Noel Plumb - 12 June 2018

Noel Plumb made the below comments at the Ordinary Council Meeting 12 June 2018.

Eurobodalla - Nature Coast not Naked Coast

Address to Council 12 June 2018 by Coastwatchers

We are dismayed that Eurobodalla Shire Council is seeking to remove very important environmental protections from our rural landscape, our beautiful Nature Coast, through its Rural Land Strategy Planning Proposal.

In 2012 Council released a draft plan which was a visionary blueprint for the Shire's future and included a number of conservation measures to protect our forests, rivers, wetlands and water catchments.

E3 Environmental Management This zone is for land where there are special ecological, scientific, cultural or aesthetic attributes or environmental hazards/processes that require careful consideration/management and for uses compatible with these values.

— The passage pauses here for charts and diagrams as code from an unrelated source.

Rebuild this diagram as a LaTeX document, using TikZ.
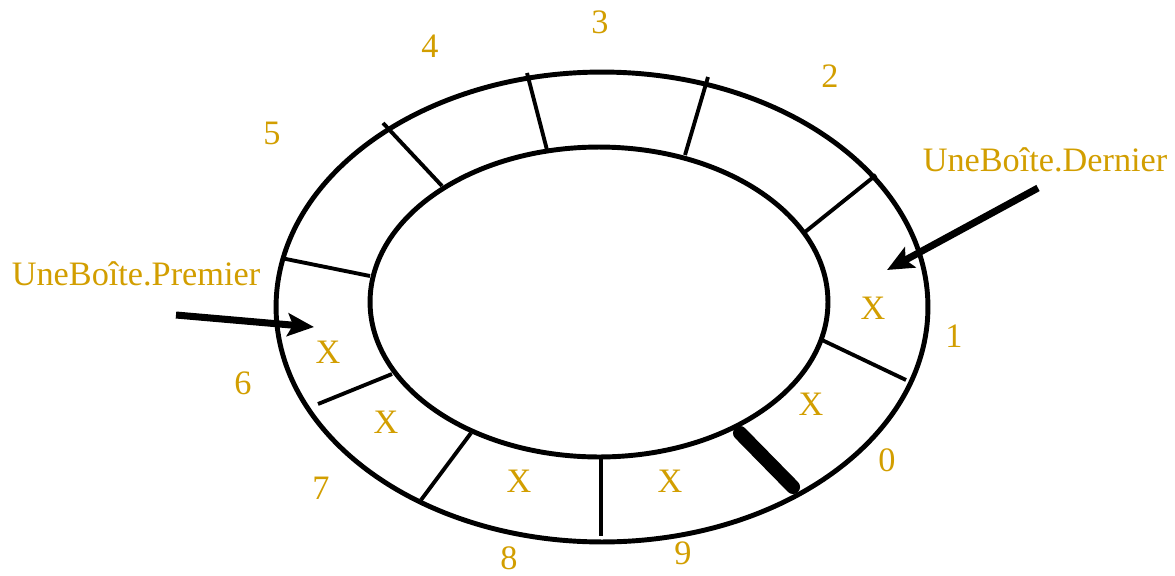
\documentclass[tikz,border=0pt]{standalone}
\usepackage{fontspec}
\setmainfont{Liberation Serif}
\usetikzlibrary{arrows.meta,shapes.geometric}
\definecolor{gold}{RGB}{210,158,0}
\begin{document}
\begin{tikzpicture}[x=0.02cm,y=-0.02cm,
  ring/.style={draw=black,line width=2.8pt},
  sep/.style={draw=black,line width=2.2pt},
  headsep/.style={draw=black,line width=8pt,line cap=round},
  lbl/.style={text=gold,font=\fontsize{19.5pt}{22pt}\selectfont,inner sep=0pt},
  ptr/.style={draw=black,line width=4pt,-{Stealth[length=15pt,width=13pt,inset=3pt]}}]
\useasboundingbox (0,0) rectangle (1175,575);
% rings
\node[ring,ellipse,minimum width=13.04cm,minimum height=9.4cm,inner sep=0pt,draw] (outer) at (602,307) {};
\node[ring,ellipse,minimum width=9.16cm,minimum height=6.2cm,inner sep=0pt,draw] (inner) at (599,302) {};
% separators
\draw[sep] (383,123) -- (442,186);
\draw[sep] (527,73) -- (547,150);
\draw[sep] (708,77) -- (685,155);
\draw[sep] (876,175) -- (805,232);
\draw[sep] (822,340) -- (906,380);
\draw[headsep] (740,433) -- (793,487);
\draw[sep] (601,455) -- (601,536);
\draw[sep] (471,433) -- (421,500);
\draw[sep] (392,374) -- (318,404);
\draw[sep] (370,276) -- (281,258);
% indices
\node[lbl] (n3) at (600,22) {3};
\node[lbl] (n4) at (430,46) {4};
\node[lbl] (n2) at (830,76) {2};
\node[lbl] (n5) at (272,133) {5};
\node[lbl] (n1) at (954,336) {1};
\node[lbl] (n0) at (887,460) {0};
\node[lbl] (n9) at (683,553) {9};
\node[lbl] (n8) at (509,558) {8};
\node[lbl] (n7) at (321,488) {7};
\node[lbl] (n6) at (243,383) {6};
% contents
\node[lbl] (x1) at (873,308) {X};
\node[lbl] (x0) at (811,404) {X};
\node[lbl] (x9) at (670,481) {X};
\node[lbl] (x8) at (519,481) {X};
\node[lbl] (x7) at (386,422) {X};
\node[lbl] (x6) at (328,352) {X};
% pointers
\node[lbl] (prem) at (136,274) {UneBoîte.Premier};
\node[lbl] (dern) at (1045,160) {UneBoîte.Dernier};
\coordinate (ps) at (176,315);
\coordinate (pe) at (314,327);
\coordinate (ds) at (1038,188);
\coordinate (de) at (887,270);
\draw[ptr] (ps) -- (pe);
\draw[ptr] (ds) -- (de);
\end{tikzpicture}
\end{document}
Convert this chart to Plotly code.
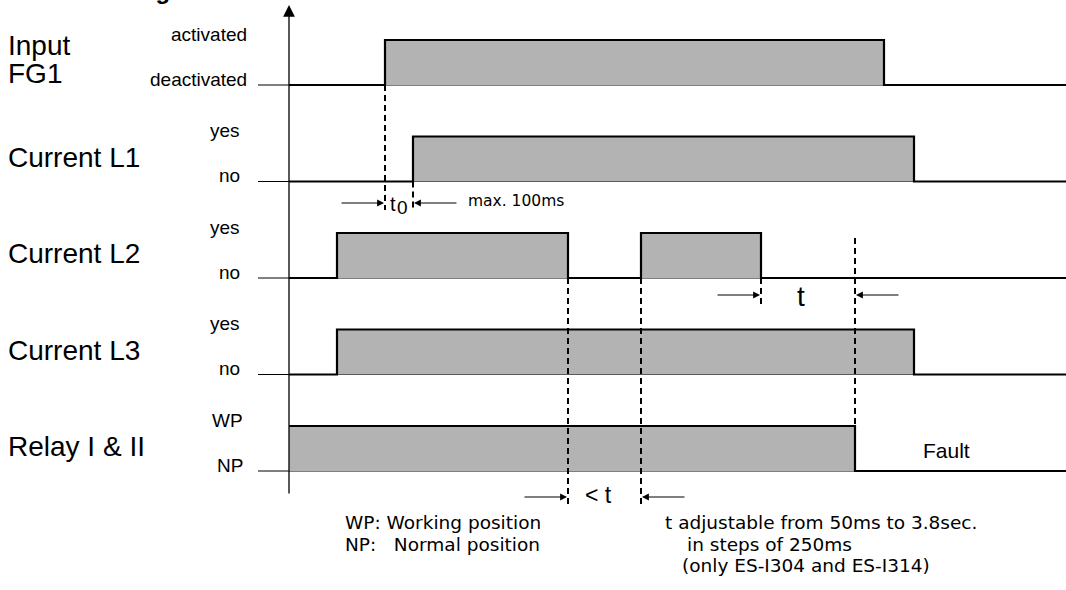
import plotly.graph_objects as go

# ---------------- data ----------------
title_lines = [["Input", "FG1"], ["Current L1"], ["Current L2"], ["Current L3"], ["Relay I & II"]]
high_labels = ["activated", "yes", "yes", "yes", "WP"]
low_labels = ["deactivated", "no", "no", "no", "NP"]

# switching instants (time units, 0 = time axis) and the state entered at each instant
fg1_times = [0.0, 9.6, 59.5]
fg1_states = [0, 1, 0]
l1_times = [0.0, 12.4, 62.5]
l1_states = [0, 1, 0]
l2_times = [0.0, 4.8, 27.9, 35.2, 47.2]
l2_states = [0, 1, 0, 1, 0]
l3_times = [0.0, 4.8, 62.5]
l3_states = [0, 1, 0]
relay_times = [0.0, 56.6]
relay_states = [1, 0]
time_end = 77.7

signals = [(fg1_times, fg1_states), (l1_times, l1_states), (l2_times, l2_states),
           (l3_times, l3_states), (relay_times, relay_states)]

note_left = ["WP: Working position", "NP:&nbsp;&nbsp; Normal position"]
note_right = ["t adjustable from 50ms to 3.8sec.", "in steps of 250ms", "(only ES-I304 and ES-I314)"]

# ---------------- geometry / style ----------------
X_MIN, X_MAX = -28.9, 77.7
Y_TOP, Y_BOT = 0.0, 59.0
ROW0, ROW_GAP, HIGH = 8.5, 9.65, 4.5
LEAD = -3.1
GREY = "#b3b3b3"
ARIAL = "Liberation Sans, Arial, sans-serif"
WIDE = "DejaVu Sans, Verdana, sans-serif"


def low(i):
    return ROW0 + ROW_GAP * i


def high(i):
    return low(i) - HIGH


fig = go.Figure()
annotations = []

for i, (times, states) in enumerate(signals):
    lo, hi = low(i), high(i)
    bounds = list(times) + [time_end]
    # thin reference line
    fig.add_trace(go.Scatter(x=[LEAD, time_end], y=[lo, lo], mode="lines",
                             line=dict(color="black", width=1), hoverinfo="skip"))
    # grey filled pulses
    for k, s in enumerate(states):
        if s:
            fig.add_trace(go.Scatter(x=[bounds[k], bounds[k], bounds[k + 1], bounds[k + 1]],
                                     y=[lo, hi, hi, lo], mode="lines", fill="toself",
                                     fillcolor=GREY, line=dict(width=0, color=GREY),
                                     hoverinfo="skip"))
    # signal step line
    ys = [hi if s else lo for s in states]
    ys.append(ys[-1])
    fig.add_trace(go.Scatter(x=bounds, y=ys, mode="lines", line_shape="hv",
                             line=dict(color="black", width=2.2), hoverinfo="skip"))

    # state labels
    rx = -4.0 if i == 0 else (-4.4 if i == 4 else -4.7)
    annotations.append(dict(x=rx, y=hi - 0.56, text=high_labels[i], xanchor="right",
                            yanchor="middle", showarrow=False,
                            font=dict(family=ARIAL, size=19, color="black")))
    annotations.append(dict(x=rx, y=lo - 0.56, text=low_labels[i], xanchor="right",
                            yanchor="middle", showarrow=False,
                            font=dict(family=ARIAL, size=19, color="black")))
    # row titles
    if len(title_lines[i]) == 2:
        offs = [-3.95, -1.15]
    else:
        offs = [-2.45]
    for line, off in zip(title_lines[i], offs):
        annotations.append(dict(x=-28.3, y=lo + off, text=line, xanchor="left",
                                yanchor="middle", showarrow=False,
                                font=dict(family=ARIAL, size=28, color="black")))

# timing references taken from the data
t0_a, t0_b = fg1_times[1], l1_times[1]
lt_a, lt_b = l2_times[2], l2_times[3]
t_a, t_b = l2_times[4], relay_times[1]

Y_T0, Y_T, Y_LT = 20.3, 29.5, 49.7
dashes = [
    (t0_a, low(0), Y_T0 + 0.7),
    (t0_b, low(1), Y_T0 + 0.7),
    (lt_a, low(2), Y_LT + 1.1),
    (lt_b, low(2), Y_LT + 1.1),
    (t_a, low(2), Y_T + 1.2),
    (t_b, 23.8, high(4)),
]
for x, y0, y1 in dashes:
    fig.add_trace(go.Scatter(x=[x, x], y=[y0, y1], mode="lines",
                             line=dict(color="black", width=2, dash="6px,4px"),
                             hoverinfo="skip"))


def arrow(x_head, x_tail, y, w=1.1, size=1.25):
    return dict(x=x_head, y=y, ax=x_tail, ay=y, xref="x", yref="y", axref="x", ayref="y",
                text="", showarrow=True, arrowhead=2, arrowsize=size, arrowwidth=w,
                arrowcolor="black", standoff=0)


# time axis (vertical arrow)
annotations.append(dict(x=0, y=0.5, ax=0, ay=49.5, xref="x", yref="y", axref="x", ayref="y",
                        text="", showarrow=True, arrowhead=2, arrowsize=1.8, arrowwidth=1.3,
                        arrowcolor="black", standoff=0))

L = 4.5
annotations += [
    arrow(t0_a - 0.1, t0_a - L, Y_T0), arrow(t0_b + 0.1, t0_b + L, Y_T0),
    arrow(t_a - 0.1, t_a - L, Y_T), arrow(t_b + 0.1, t_b + L, Y_T),
    arrow(lt_a - 0.1, lt_a - L, Y_LT), arrow(lt_b + 0.1, lt_b + L, Y_LT),
]


def label(x, y, s, size, family=ARIAL, xanchor="center", pad=1):
    return dict(x=x, y=y, text=s, xanchor=xanchor, yanchor="middle", showarrow=False,
                borderpad=pad, borderwidth=0 if pad == 0 else 1,
                font=dict(family=family, size=size, color="black"))


annotations += [
    label((t0_a + t0_b) / 2 - 0.6, 20.35, "t", 20),
    label((t0_a + t0_b) / 2 + 0.3, 20.75, "0", 19),
    label(t0_b + 5.3, 20.1, "max. 100ms", 15.5, WIDE, "left"),
    label((t_a + t_b) / 2 - 0.7, 29.63, "t", 28),
    label((lt_a + lt_b) / 2 - 0.6, 49.5, "&lt; t", 23),
    label(t_b + 6.6, 45.06, "Fault", 21, ARIAL, "left"),
]

NOTE_SIZE, NOTE_GAP, NOTE_Y = 18.5, 2.16, 52.25
for k, s in enumerate(note_left):
    annotations.append(label(5.6, NOTE_Y + NOTE_GAP * k, s, NOTE_SIZE, WIDE, "left", pad=0))
note_x = [37.6, 39.8, 39.3]
for k, s in enumerate(note_right):
    annotations.append(label(note_x[k], NOTE_Y + NOTE_GAP * k, s, NOTE_SIZE, WIDE, "left", pad=0))

# clipped heading at the top edge
annotations.append(dict(x=-11.7, y=0.6, text="<b>Timing</b>", xanchor="right", yanchor="bottom",
                        showarrow=False, font=dict(family=ARIAL, size=24, color="black")))

fig.update_layout(
    width=1066, height=590,
    margin=dict(l=0, r=0, t=0, b=0),
    paper_bgcolor="white", plot_bgcolor="white",
    showlegend=False,
    xaxis=dict(range=[X_MIN, X_MAX], visible=False, fixedrange=True),
    yaxis=dict(range=[Y_BOT, Y_TOP], visible=False, fixedrange=True),
    annotations=annotations,
)

fig.write_html("out.html", config={"displayModeBar": False},
               post_script="document.body.style.margin='0';")
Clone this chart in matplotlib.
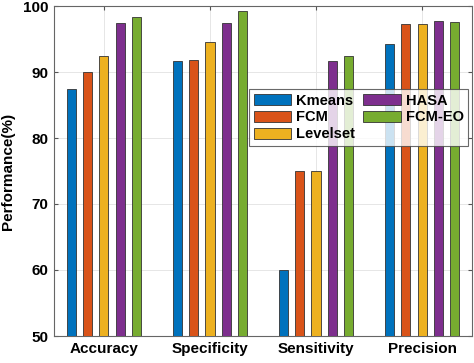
import matplotlib.pyplot as plt
import numpy as np

plt.rcParams['font.family'] = ['Liberation Sans', 'DejaVu Sans']
plt.rcParams['font.weight'] = 'bold'

metrics = ['Accuracy', 'Specificity', 'Sensitivity', 'Precision']
methods = ['Kmeans', 'FCM', 'Levelset', 'HASA', 'FCM-EO']
kmeans = [87.5, 91.6, 60.0, 94.3]
fcm = [90.0, 91.8, 75.0, 97.2]
levelset = [92.5, 94.5, 75.0, 97.2]
hasa = [97.5, 97.5, 91.6, 97.8]
fcm_eo = [98.3, 99.2, 92.4, 97.6]
colors = ['#0072BD', '#D95319', '#EDB120', '#7E2F8E', '#77AC30']

fig = plt.figure(figsize=(4.74, 3.63), dpi=100)
ax = fig.add_axes([54 / 474, 27 / 363, 418 / 474, 330 / 363])

x = np.arange(1, len(metrics) + 1)
step = 0.154
width = 0.087
for i, (vals, name) in enumerate(zip([kmeans, fcm, levelset, hasa, fcm_eo], methods)):
    ax.bar(x + (i - 2) * step, vals, width, color=colors[i], edgecolor='#333333',
           linewidth=0.6, label=name, zorder=3)

ax.set_xlim(0.53, 4.47)
ax.set_ylim(50, 100)
ax.set_xticks(x)
ax.set_xticklabels(metrics, fontsize=11, fontweight='bold')
ax.set_yticks([50, 60, 70, 80, 90, 100])
ax.tick_params(axis='y', labelsize=11)
ax.tick_params(direction='in', top=True, right=True, length=3, color='#555555', pad=4)
ax.set_ylabel('Performance(%)', fontsize=11, fontweight='bold', labelpad=6)
ax.grid(True, color='#e6e6e6', linewidth=0.7, zorder=0)
for s in ax.spines.values():
    s.set_color('#666666')
    s.set_linewidth(0.8)

leg = ax.legend(ncol=2, loc='upper left', bbox_to_anchor=(0.467, 0.748),
                fontsize=10.5, frameon=True, fancybox=False, edgecolor='#444444',
                handlelength=2.6, handleheight=0.8, columnspacing=0.6,
                labelspacing=0.2, handletextpad=0.3, borderpad=0.3, borderaxespad=0)
leg.get_frame().set_linewidth(0.8)

fig.savefig('out.png', dpi=100)
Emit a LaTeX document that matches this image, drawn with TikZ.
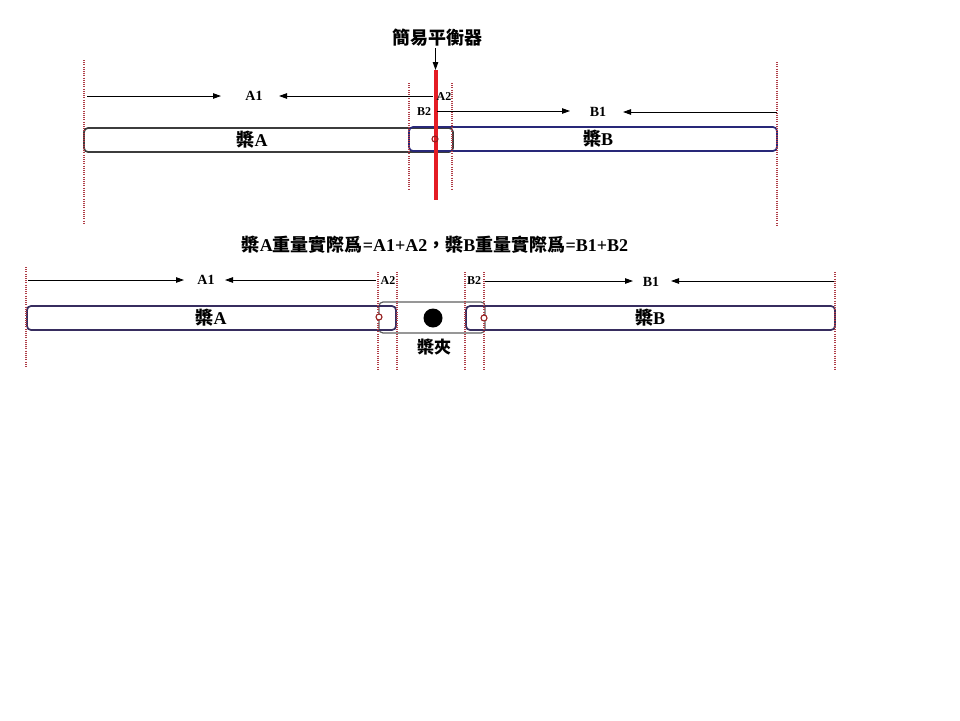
\documentclass[tikz,border=0pt]{standalone}
\usepackage{fontspec}
\setmainfont{Liberation Serif}
\newfontfamily\cjk{Noto Sans CJK TC}
\usetikzlibrary{arrows.meta}
\definecolor{redline}{RGB}{228,28,36}
\definecolor{dotred}{RGB}{175,60,70}
\definecolor{boxgray}{RGB}{60,60,60}
\definecolor{boxnavy}{RGB}{40,40,120}
\definecolor{boxdark}{RGB}{55,45,95}
\definecolor{clipgray}{RGB}{95,95,95}
\definecolor{pivotred}{RGB}{150,30,30}
\begin{document}
\begin{tikzpicture}[x=1pt,y=-1pt,
  guide/.style={draw=dotred, dash pattern=on 1pt off 1.2pt, line width=1.3pt},
  paddlebox/.style={rectangle, rounded corners=4pt, line width=1.7pt, inner sep=0pt, outer sep=0pt, minimum height=24pt},
  arr/.style={-{Triangle[length=8pt,width=5.5pt]}, line width=0.9pt, black},
  bigtxt/.style={inner sep=0pt, font=\fontsize{18}{20}\selectfont\bfseries},
  lbl/.style={inner sep=0pt, font=\fontsize{14}{16}\selectfont\bfseries},
  smalllbl/.style={inner sep=0pt, font=\fontsize{12}{14}\selectfont\bfseries},
  pivot/.style={circle, draw=pivotred, line width=1.1pt, minimum size=6pt, inner sep=0pt},
]
\useasboundingbox (0,0) rectangle (960,720);

% ================= TOP =================
\node[bigtxt] (title1) at (437,38) {\cjk 簡易平衡器};

% boxes
\node[paddlebox, draw=boxgray, minimum width=369pt] (tA) at (268.5,140) {};
\node[paddlebox, draw=boxnavy, minimum width=368pt] (tB) at (593,139) {};

% guides
\coordinate (g1a) at (84,60);   \coordinate (g1b) at (84,225);
\coordinate (g2a) at (777,62);  \coordinate (g2b) at (777,225);
\coordinate (g3a) at (409,83);  \coordinate (g3b) at (409,190);
\coordinate (g4a) at (452,83);  \coordinate (g4b) at (452,190);
\draw[guide] (g1a) -- (g1b);
\draw[guide] (g2a) -- (g2b);
\draw[guide] (g3a) -- (g3b);
\draw[guide] (g4a) -- (g4b);

% red balancer rod
\coordinate (rodtop) at (435.5,70);
\coordinate (rodbot) at (435.5,200);
\coordinate (rodarr) at (435.5,48);
\draw[draw=redline, line width=4pt] (rodtop) -- (rodbot);
\draw[arr] (rodarr) -- (rodtop);
\node[pivot] (tpiv) at (435,139) {};

% labels
\node[lbl] (tA1) at (254,96) {A1};
\node[smalllbl] (tA2) at (444,97) {A2};
\node[smalllbl] (tB2) at (424,112) {B2};
\node[lbl] (tB1) at (598,112) {B1};
\node[bigtxt] (tAl) at (252,140) {{\cjk 槳}A};
\node[bigtxt] (tBl) at (598,139) {{\cjk 槳}B};

% arrows
\coordinate (a1s) at (87,96);   \coordinate (a1e) at (221,96);
\coordinate (a2s) at (433,96);  \coordinate (a2e) at (279,96);
\coordinate (b2s) at (437,111); \coordinate (b2e) at (570,111);
\coordinate (b1s) at (777,112); \coordinate (b1e) at (623,112);
\draw[arr] (a1s) -- (a1e);
\draw[arr] (a2s) -- (a2e);
\draw[arr] (b2s) -- (b2e);
\draw[arr] (b1s) -- (b1e);

% ================= BOTTOM =================
\node[bigtxt] (title2) at (435,245) {{\cjk 槳}A{\cjk 重量實際爲}=A1+A2{\cjk ，槳}B{\cjk 重量實際爲}=B1+B2};

% clip box and paddles
\node[rectangle, rounded corners=4pt, draw=clipgray, line width=1.2pt, minimum width=106pt, minimum height=31pt, inner sep=0pt] (clip) at (432,317.5) {};
\node[paddlebox, draw=boxdark, minimum width=369pt] (bA) at (211.5,318) {};
\node[paddlebox, draw=boxdark, minimum width=369pt] (bB) at (650.5,318) {};
\node[circle, fill=black, minimum size=19pt, inner sep=0pt] (bdot) at (433,318) {};

% guides
\coordinate (h1a) at (26,267);  \coordinate (h1b) at (26,367);
\coordinate (h2a) at (835,272); \coordinate (h2b) at (835,370);
\coordinate (h3a) at (378,272); \coordinate (h3b) at (378,369);
\coordinate (h4a) at (397,272); \coordinate (h4b) at (397,369);
\coordinate (h5a) at (465,272); \coordinate (h5b) at (465,369);
\coordinate (h6a) at (484,272); \coordinate (h6b) at (484,369);
\draw[guide] (h1a) -- (h1b);
\draw[guide] (h2a) -- (h2b);
\draw[guide] (h3a) -- (h3b);
\draw[guide] (h4a) -- (h4b);
\draw[guide] (h5a) -- (h5b);
\draw[guide] (h6a) -- (h6b);

\node[pivot, fill=white] (bpivA) at (379,317) {};
\node[pivot, fill=white] (bpivB) at (484,318) {};

% labels
\node[lbl] (bA1) at (206,280) {A1};
\node[smalllbl] (bA2) at (388,281) {A2};
\node[smalllbl] (bB2) at (474,281) {B2};
\node[lbl] (bB1) at (651,282) {B1};
\node[bigtxt] (bAl) at (211,318) {{\cjk 槳}A};
\node[bigtxt] (bBl) at (650,318) {{\cjk 槳}B};
\node[bigtxt, font=\fontsize{17}{19}\selectfont\bfseries] (bclip) at (434,347) {\cjk 槳夾};

% arrows
\coordinate (c1s) at (28,280);  \coordinate (c1e) at (184,280);
\coordinate (c2s) at (376,280); \coordinate (c2e) at (225,280);
\coordinate (d2s) at (485,281); \coordinate (d2e) at (633,281);
\coordinate (d1s) at (834,281); \coordinate (d1e) at (671,281);
\draw[arr] (c1s) -- (c1e);
\draw[arr] (c2s) -- (c2e);
\draw[arr] (d2s) -- (d2e);
\draw[arr] (d1s) -- (d1e);
\end{tikzpicture}
\end{document}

Council has now responded to a small minority of residents and business people who are mainly large land holders and or property developers by removing the proposed protection of E3 zoning over a large area of rural land, some 38,000 ha. In recognition of established usage, Council's proposed E3 zoning allowed for grazing and some other rural activities and essentially replaced earlier, similar protective zonings under the 1987 LEP. The current Proposal also removes the minimum lot size of 1000ha and allows significant subdivision.

Council now intends to zone all this land as RU1 Primary Production or RU4 Primary Production Small Lots but with an Open Land Use Table - in other words anything goes.  Large landholders and property developers stand to benefit while the broad community faces the inevitable clearing of forested rural land and the steady degradation of Eurobodalla from the Nature Coast to the Naked Coast.

Council's Proposal also allows grazing without restriction in all E2 Environmental Conservation areas, some 4500 ha, including habitat for endangered species and sensitive wetlands. Wetlands are vital to the clean water of the Shire for drinking, farming, oysters and fisheries as well as the survival of many water birds and countless other species that depend on the unpolluted and undisturbed wetlands. Cattle, horses, sheep, goats and pigs etc. must not be allowed to destroy our wetlands and clean water

Council has dismissed significant objections to the Proposal by State agencies including the Rural Fire Service, the South East Local Land Services, the Department of Heritage and Environment, Department of Primary Industries - Water & Fisheries. Many of Council's changes are inconsistent with both advice from the agencies and Directions from the Minister for Planning. Council has also failed to consider the impact of forest clearing on climate change and the much weaker protection against land clearing under the new State laws that last year replaced the Native Vegetation Act. We want Council to withdraw this Proposal and review it together with expert State agencies and a genuine community advisory panel that is truly representative of the broad community, including several people with wide nature conservation experience.